Puck, the mischievous king of the fairies, has been commonly identified with pogge, the toad, which was believed to sit upon most of the unwholesome fungi; and the Champignon (or Paddock Stool) was said to owe its growth to "those wanton elves whose pastime is to make midnight mushrooms." One of the "toad stoo's" (the Clathrus cancellatus) is said to produce cancerous sores if handled too freely. It has an abominably disgusting odour, and is therefore named the "lattice stinkhorn." The toad was popularly thought to impersonate the devil; and the toad-stool, pixie stool, or paddock stool was believed to spring from the devil's droppings.

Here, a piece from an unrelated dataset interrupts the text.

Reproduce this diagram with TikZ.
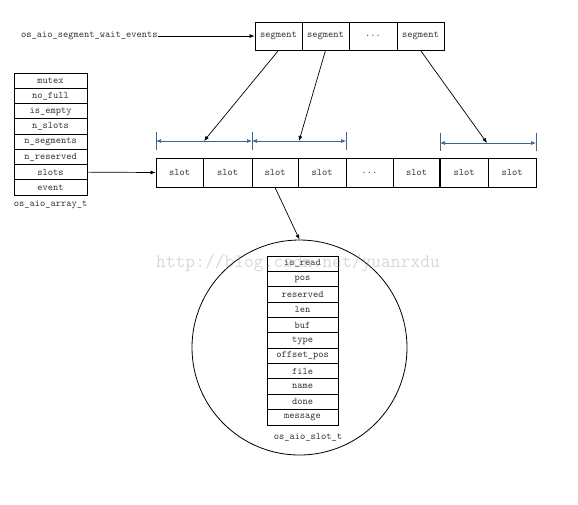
\documentclass[tikz,border=0pt]{standalone}
\usetikzlibrary{arrows.meta}
\definecolor{txt}{HTML}{333333}
\definecolor{brk}{HTML}{3D6591}
\newcommand\mydots{...}
\begin{document}
\begin{tikzpicture}[x=1pt,y=-1pt,
  font=\ttfamily\fontsize{10}{12}\selectfont,
  cell/.style={draw, line width=0.8pt, inner sep=0pt, text=txt, minimum height=#1},
  cell/.default=15.3pt,
  lbl/.style={text=txt, inner sep=0pt},
  arr/.style={-{Latex[length=5pt,width=4pt]}, line width=0.7pt},
  dbl/.style={{Latex[length=5pt,width=4pt]}-{Latex[length=5pt,width=4pt]}, line width=0.7pt, draw=brk},
  tick/.style={draw=brk, line width=0.7pt}]
\useasboundingbox[fill=white] (0,0) rectangle (578,504);

% top segment row
\node[cell=28pt, minimum width=47pt] (s1) at (278.5,36) {segment};
\node[cell=28pt, minimum width=47pt] (s2) at (325.5,36) {segment};
\node[cell=28pt, minimum width=48pt] (s3) at (373,36) {\mydots};
\node[cell=28pt, minimum width=47pt] (s4) at (420.5,36) {segment};
\node[lbl, anchor=west] (wait) at (21,36) {os\_aio\_segment\_wait\_events};
\draw[arr] (wait.east) -- (s1.west);

% left array
\foreach \n/\t [count=\i] in {mutex/mutex, nofull/no\_full, isempty/is\_empty, nslots/n\_slots, nseg/n\_segments, nres/n\_reserved, slots/slots, event/event}{
  \node[cell, minimum width=73pt] (\n) at (50.5,{73+15.25*(\i-0.5)}) {\t};
}
\node[lbl] (arrt) at (50.5,205) {os\_aio\_array\_t};

% slot row
\foreach \c/\w/\t [count=\i] in {179.5/47/slot, 227.5/49/slot, 275/46/slot, 322/48/slot, 369.5/47/\mydots, 416.5/47/slot, 464/48/slot, 512/48/slot}{
  \node[cell=29pt, minimum width=\w pt] (sl\i) at (\c,172.5) {\t};
}
\draw[line width=1.4pt] (sl7.north west) -- (sl7.south west);
\draw[arr] (slots.east) -- (sl1.west);

% brackets
\coordinate (b1l) at (156,141); \coordinate (b1r) at (252,141);
\coordinate (b2l) at (252,141); \coordinate (b2r) at (346,141);
\coordinate (b3l) at (440,143); \coordinate (b3r) at (536,143);
\foreach \x in {156,252,346}{ \draw[tick] (\x,132) -- (\x,150); }
\foreach \x in {440,536}{ \draw[tick] (\x,133) -- (\x,151); }
\draw[dbl] (b1l) -- (b1r);
\draw[dbl] (b2l) -- (b2r);
\draw[dbl] (b3l) -- (b3r);
\coordinate (t1) at (204,141);
\coordinate (t2) at (299,141);
\coordinate (t4) at (487,143);
\draw[arr] (s1.south) -- (t1);
\draw[arr] (s2.south) -- (t2);
\draw[arr] (s4.south) -- (t4);

% circle and slot struct
\node[draw, circle, line width=0.8pt, minimum size=215pt, inner sep=0pt] (circ) at (299.5,347.5) {};
\draw[arr] (sl3.south) -- (circ.north);
\foreach \n/\t [count=\i] in {isread/is\_read, pos/pos, reserved/reserved, len/len, buf/buf, type/type, offpos/offset\_pos, file/file, name/name, done/done, message/message}{
  \node[cell=15.36pt, minimum width=71pt] (\n) at (302.5,{256+15.36*(\i-0.5)}) {\t};
}
\node[lbl] (slott) at (308,437) {os\_aio\_slot\_t};

% watermark
\node[text=gray, opacity=0.3, inner sep=0pt, font=\ttfamily\fontsize{19}{22}\selectfont] (wm) at (298,263) {http://blog.csdn.net/yuanrxdu};
\end{tikzpicture}
\end{document}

The word Mushroom may have been derived from the French Moucheron, or Mousseron, because of its growing among moss. The chief chemical constituents of wholesome Mushrooms are albuminoids, carbo-hydrates, fat, mineral matters, and water. When salted they yield what is known as catsup, or ketchup (from the Japanese kitchap). The second most edible fungus of this nature is the Parasol Mushroom (Lepcota procera).

Edible Mushrooms, if kept uncooked, become dangerous: they cannot be sent to table too soon. In Rome our favourite Pratiola is held in very small esteem, and the worst wish an Italian can express against his foe is "that he may die of a Pratiola." If this species were exposed for sale in the Roman markets it would be certainly condemned by the inspector of fungi.

Fairy rings are produced by the spawn, or mycelium, beginning to germinate where dropped by a bird or a beast, and exhausting the soil of carbon, nitrogen, phosphorus and potash, from the centre continuously outwards; whilst immediately within the enlarging ring there is constantly a band of coarse rank grass fed by the manure of the penultimate dead spawn. The innermost starved ground remains poor and barren. In this duplicate way the rings grow larger and larger.

Our edible Mushroom is a Pratella of the subgenus Psalliota, and the Agaricus campestris of English botanists. In common with the esculent Mushrooms of France it contains phosphate of potassium—a cell salt essentially reparative of exhausted nerve tissue and energy.

The old practice of testing Mushrooms with a silver spoon, which is supposed to become tarnished only when the juices are of an injurious quality (i.e., when sulphur is developed therein under decomposition) is not to be trusted. In cases of poisoning by injurious fungi after the most violent symptoms may have been relieved, and the patient rescued from immediate danger, yet great emaciation will often follow from the subsequent effects of the poison: and the skin may exhibit an abundant outbreak of a vesicular eruption, whilst the health will remain perhaps permanently injured. Strong alcoholic drinks should never be taken together with, or immediately after eating Mushrooms, or other innocent fungi. Experienced fungus eaters (mycophagists) have found themselves suffering from severe pains, and some swellings through taking whiskey and water shortly after the meal: whereas precisely the same fungus, minus the whiskey, could be eaten with impunity by these identical experimentalists.